Segundo ele, seria necessário recapitular as posições e iniciativas
tomadas pelo Brasil durante o governo Lula e que levaram o Brasil ao centro do
tabuleiro das grandes negociações internacionais. “Na Alca, paramos uma
negociação injusta, que nos privaria da capacidade de desenvolver políticas
sociais e econômicas necessárias ao nosso desenvolvimento. Na OMC, o Brasil,
junto com a Índia, se tornou um ator incontornável na defesa dos interesses dos
países em desenvolvimento. Não obtivemos o que queríamos na Rodada de Doha, em
virtude da obstinação dos países ricos em manter injustos e nocivos subsídios à
agricultura, mas impedimos um acordo que teria tornado ainda mais
desequilibradas as regras do comércio internacional”, escreve.

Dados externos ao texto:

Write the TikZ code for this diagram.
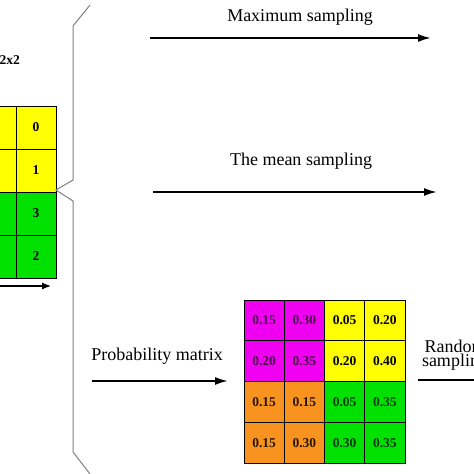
\documentclass[tikz,border=0pt]{standalone}
\usepackage{fontspec}
\setmainfont{Liberation Serif}
\usetikzlibrary{arrows.meta}
\definecolor{cyel}{HTML}{FFFF00}
\definecolor{cgrn}{HTML}{00E100}
\definecolor{cmag}{HTML}{F000F0}
\definecolor{cora}{HTML}{F7931E}
\definecolor{tmag}{HTML}{4A0A4A}
\definecolor{tgrn}{HTML}{0A3A0A}
\definecolor{tora}{HTML}{2A1400}
\tikzset{
  cellL/.style={draw=black, line width=0.8pt, minimum width=40pt, minimum height=43pt, inner sep=0pt, outer sep=0pt, font=\fontsize{13.5}{15}\selectfont\bfseries},
  cellR/.style={draw=black, line width=0.8pt, minimum width=40.25pt, minimum height=40.75pt, inner sep=0pt, outer sep=0pt, font=\fontsize{13.5}{15}\selectfont\bfseries},
  lbl/.style={font=\fontsize{18}{14}\selectfont, inner sep=0pt, anchor=base},
  bigarrow/.style={line width=2pt, -{Latex[length=13pt,width=8pt]}},
  smallarrow/.style={line width=1.2pt, -{Latex[length=9pt,width=7pt]}},
  bracelines/.style={draw=gray, line width=1pt}
}
\begin{document}
\begin{tikzpicture}[x=1pt,y=-1pt]
\useasboundingbox (0,0) rectangle (474,474);
\clip (0,0) rectangle (474,474);
\fill[white] (0,0) rectangle (474,474);

% left matrix
\node[lbl, anchor=base east, font=\fontsize{13.5}{15}\selectfont\bfseries] (sz) at (20,64) {2x2};
\node[cellL, fill=cyel] (l11) at (-4,127.5) {};
\node[cellL, fill=cyel] (l12) at (36,127.5) {0};
\node[cellL, fill=cyel] (l21) at (-4,170.5) {};
\node[cellL, fill=cyel] (l22) at (36,170.5) {1};
\node[cellL, fill=cgrn] (l31) at (-4,213.5) {};
\node[cellL, fill=cgrn] (l32) at (36,213.5) {3};
\node[cellL, fill=cgrn] (l41) at (-4,256.5) {};
\node[cellL, fill=cgrn] (l42) at (36,256.5) {2};
\coordinate (sa0) at (-10,286);
\coordinate (sa1) at (51,286);
\draw[smallarrow] (sa0) -- (sa1);

% brace
\draw[bracelines] (90,5) -- (73,26) -- (73,180) -- (56,190) -- (73,201) -- (73,452) -- (90,474);

% maximum sampling
\coordinate (mx0) at (150,38);
\coordinate (mx1) at (431,38);
\draw[bigarrow] (mx0) -- (mx1);
\node[lbl] (mxl) at (300,21) {Maximum sampling};

% mean sampling
\coordinate (mn0) at (153,192);
\coordinate (mn1) at (437,192);
\draw[bigarrow] (mn0) -- (mn1);
\node[lbl] (mnl) at (301,165) {The mean sampling};

% probability matrix
\coordinate (pm0) at (92,381);
\coordinate (pm1) at (228,381);
\draw[bigarrow] (pm0) -- (pm1);
\node[lbl] (pml) at (157,360) {Probability matrix};

% right matrix
\foreach \r/\a/\b/\c/\d in {1/0.15/0.30/0.05/0.20, 2/0.20/0.35/0.20/0.40, 3/0.15/0.15/0.05/0.35, 4/0.15/0.30/0.30/0.35}{
  \pgfmathsetmacro{\yy}{300+40.75*(\r-0.5)}
  \ifnum\r<3
    \node[cellR, fill=cmag, text=tmag] (m\r1) at (264.125,\yy) {\a};
    \node[cellR, fill=cmag, text=tmag] (m\r2) at (304.375,\yy) {\b};
    \node[cellR, fill=cyel, text=black] (m\r3) at (344.625,\yy) {\c};
    \node[cellR, fill=cyel, text=black] (m\r4) at (384.875,\yy) {\d};
  \else
    \node[cellR, fill=cora, text=tora] (m\r1) at (264.125,\yy) {\a};
    \node[cellR, fill=cora, text=tora] (m\r2) at (304.375,\yy) {\b};
    \node[cellR, fill=cgrn, text=tgrn] (m\r3) at (344.625,\yy) {\c};
    \node[cellR, fill=cgrn, text=tgrn] (m\r4) at (384.875,\yy) {\d};
  \fi
}
\draw[line width=1pt] (m11.north west) rectangle (m44.south east);

% random sampling
\node[lbl] (rsl1) at (455,352) {Random};
\node[lbl] (rsl2) at (455,366) {sampling};
\coordinate (rs0) at (418,380);
\coordinate (rs1) at (520,380);
\draw[bigarrow] (rs0) -- (rs1);
\end{tikzpicture}
\end{document}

O ex-ministro lembra também que na área da paz e segurança, “fomos um
dos pouquíssimos países de fora da região a serem convidados para a Conferência
de Annapolis, nos EUA, que, por algum tempo, pareceu dar uma chance real à paz
no Oriente Médio”. “Juntamente com a Turquia, concluímos com o Irã uma
negociação sobre seu programa nuclear, que abriu caminho para o acordo que
Obama assinaria alguns anos mais tarde (com mais cinco países) com Teerã”,
destaca.
Tudo isso — em diferentes governos e em distintos graus — só foi
possível em razão do respeito que só uma atitude de altivez e independência
propicia, ressaltou. “Excetuados certos espasmos de curta duração, foi somente
no início do governo militar, entre 1964 e 1966, que o Brasil se deixou
conduzir pelo alinhamento acrítico com os EUA. Foi a época das ‘fronteiras
ideológicas’, refutadas de forma explícita no período Geisel/Silveira”,
afirma.
Segundo Amorim, é essa política subserviente, que em nada aproveita ao
país, que se pretende reeditar agora, justamente no momento em que Washington
se isola do mundo, adota atitudes protecionistas no plano econômico e abandona
os instrumentos multilaterais que os próprios EUA ajudaram a criar ao final da
Segunda Guerra Mundial. “Alinhamento automático com Washington (ou com quem
quer que seja) nunca foi boa política. Com Trump, além de um desastre político,
será uma tragédia econômica e moral”, concluiu.